Archive Database can reduce storage costs based on the data compression capability of X-Engine. Archive Database uses only the primary node to provide services. This reduces the computing resources costs of read-only nodes. It requires a longer time for PolarDB clusters that do not have read-only nodes to recover in disaster recovery scenarios when the primary node crashes. However, Archive Database still ensures 99.95% of availability based on the high availability that is provided by the underlying distributed storage. Most users want to reduce the storage costs and do not require high availability in low-frequency reads and writes scenarios. In these cases, data is asynchronously imported to Archive Database in batches.

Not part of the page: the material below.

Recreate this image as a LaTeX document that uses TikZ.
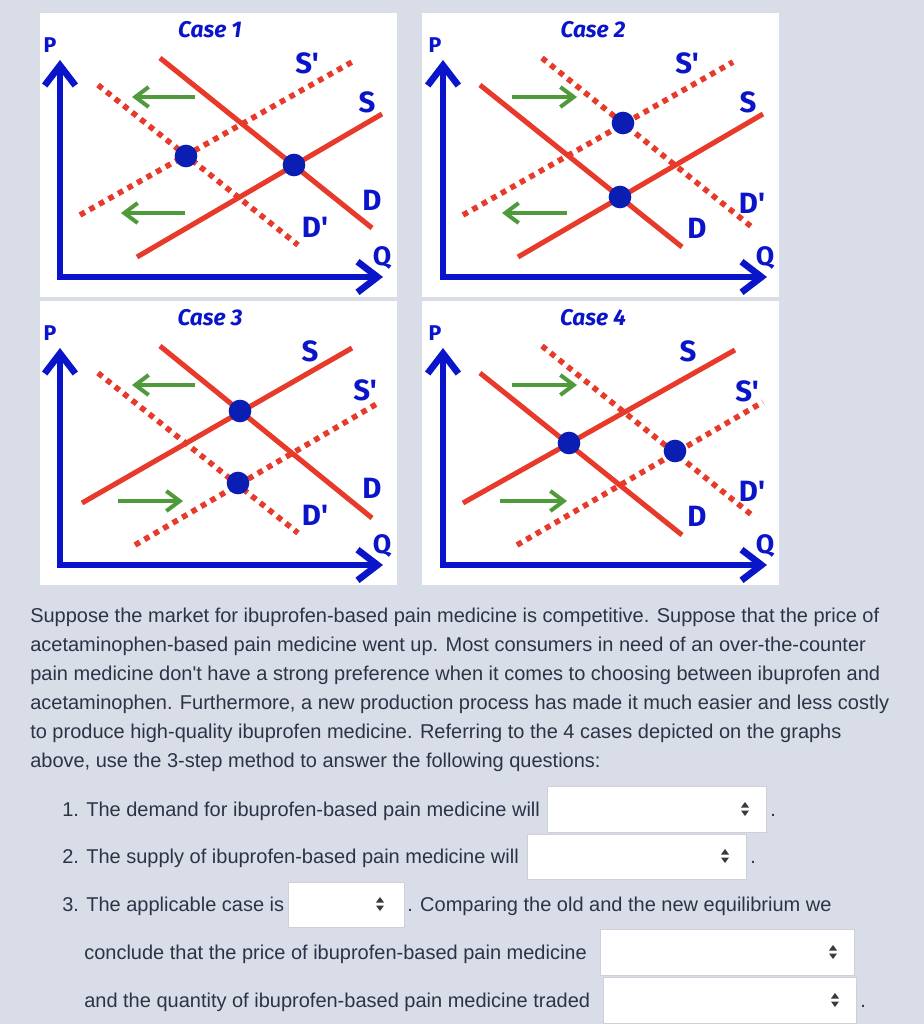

Archive databases can meet the business requirements of these users.
Read-only nodes are not provided in the single-node architecture of the archive database. When you perform O&M operations on a node, such as restart the node after the minor version upgrade, the temporary read-only node deployed within the system is upgraded to the primary node to reduce adverse impacts on reads and writes to the Archive Database.
- Provides large storage capacity. Based on the 200 TB of storage and the compression capability of X-Engine, archive database provides more than 500 TB storage capacity to store raw data. The storage space is in a serverless architecture and automatically scales out as the data volume increases. You do not need to specify the storage capacity when you purchase clusters. You are charged for only the actual used storage.
- PolarDB Archive Database supports the official MySQL protocol. Compared to other solutions that back up historical data to NoSQL products such as HBase, archive database allows applications to access both the online database and archive database. In this case, you do not need to modify code for your applications.
- Based on the backup capability provided by PolarDB underlying distributed storage, archive database allows you to accelerate data backup. The backup data can be uploaded and permanently stored in low-cost storage, such as OSS.
PolarDB Archive Database provides a large storage capacity and can be used to store the historical data of multiple services. This ensures the centralized storage and management for all historical data. Archive database is applicable to the following scenarios:
- Use PolarDB Archive Database to store cold data of self-managed databases. These databases include MySQL, TiDB, PostgreSQL, SQL Server, and other relational databases.
- Use PolarDB Archive Database to store archived data of ApsaraDB RDS for MySQL or ApsaraDB PolarDB MySQL-compatible edition services. You can migrate the historical data that is not often queried to ApsaraDB PolarDB MySQL-compatible edition X-Engine. This releases the online database storage space to reduce costs and improve performance.
- Use PolarDB Archive Database as the relational database that provides large storage capacity. This is applicable to scenarios that require large amounts of writes and low-frequency reads, such as monitoring logs.
You can use Data Transmission Service (DTS) to continuously migrate data from the online database to PolarDB Archive Database in real time. You can also use Data Management Service (DMS) to periodically import online data to PolarDB Archive Database.
How does Archive Database ensure service availability and data reliability when only one primary node is used?
Archive Database is the database product that provides specific services based on a single compute node. However, Archive Database can ensure high service availability and high data reliability by using new technologies, such as computing scheduling within seconds and distributed multi-replica storage.